Yes, solar generators (also called portable power stations) can be an excellent option for powering a digital piano. These are all-in-one systems that include solar panels, batteries, charge controllers, and inverters in a single unit. They're particularly well-suited for musicians who need a portable solution. Popular options include the Jackery, EcoFlow, and Bluetti brands. When choosing a solar generator, make sure it has enough capacity to meet your daily energy needs and can handle the wattage of your piano.

How long will my solar-powered piano system last?

The lifespan of your system depends on several factors, primarily the type of batteries you use. Lead-acid batteries typically last 3-7 years, while lithium-ion batteries can last 10-15 years. Solar panels usually come with a 25-30 year warranty and can last even longer. The other components (charge controller, inverter) typically last 10-15 years. With proper maintenance, you can expect your system to provide reliable power for many years.

What's the difference between watts, volt-amperes, and amp-hours?

These are all units of electrical measurement, but they represent different things:

  • Watts (W): A unit of power, representing the rate at which energy is consumed or produced. For DC systems, Watts = Volts × Amps.
  • Volt-Amperes (VA): A unit used for AC power that represents apparent power. For pure resistive loads, VA is equal to Watts, but for loads with reactive components (like motors), VA can be higher than Watts.
  • Amp-Hours (Ah): A unit of electric charge, representing the amount of current a battery can deliver over time. For example, a 100Ah battery can deliver 1 amp for 100 hours, or 100 amps for 1 hour.

For most piano applications, you'll primarily work with Watts and Watt-hours (Wh), which is Watts multiplied by time.

Can I use my solar piano system to power other devices?

Yes, one of the advantages of a solar power system is its versatility. You can use it to power other devices besides your piano, such as:

  • Amplifiers and speakers
  • Laptops or tablets for sheet music
  • Stage lighting
  • Microphones and audio interfaces
  • Music stands with built-in lights
  • Portable fans or heaters (depending on your climate)

When adding other devices, make sure to account for their power consumption in your system sizing. Also, be mindful of the total wattage to ensure it doesn't exceed your inverter's capacity.

How do I connect my piano to the solar system?
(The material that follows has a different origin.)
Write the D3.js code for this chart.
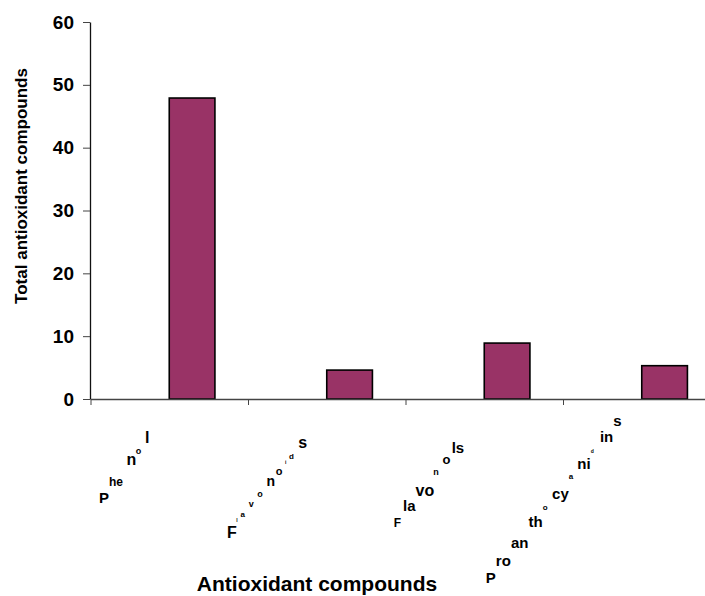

The connection process depends on whether your piano uses AC or DC power:

  • For AC-powered pianos: You'll need an inverter to convert the DC power from your batteries to AC power. Connect the inverter to your battery bank, then plug your piano into the inverter's AC outlet.
  • For DC-powered pianos: If your piano can run on DC power (some portable keyboards can), you can connect it directly to your battery bank. However, you'll need to ensure the voltage matches (e.g., 12V piano to a 12V battery system) and use appropriate fuses for safety.

Always follow the manufacturer's instructions for your specific piano model, and consider consulting with a professional if you're unsure about the electrical connections.

What maintenance does a solar piano system require?

Solar power systems are generally low-maintenance, but they do require some regular upkeep to ensure optimal performance and longevity:

  • Solar Panels: Clean them every few months to remove dust, dirt, and bird droppings. Check for any damage or shading that might reduce their efficiency.
  • Batteries: For flooded lead-acid batteries, check and top off the water levels every 1-3 months. For all battery types, check the state of charge regularly and ensure the terminals are clean and tight.
  • Connections: Inspect all electrical connections periodically for signs of corrosion or loosening. Tighten any loose connections and clean any corrosion.
  • Charge Controller and Inverter: Check that these are functioning properly. Most modern units have LED indicators or displays that show their status.
  • System Performance: Monitor your system's performance to ensure it's meeting your energy needs. If you notice a significant drop in performance, investigate potential issues like shading, dirty panels, or battery degradation.

It's also a good idea to have a professional inspect your system annually, especially if you're not comfortable with electrical work.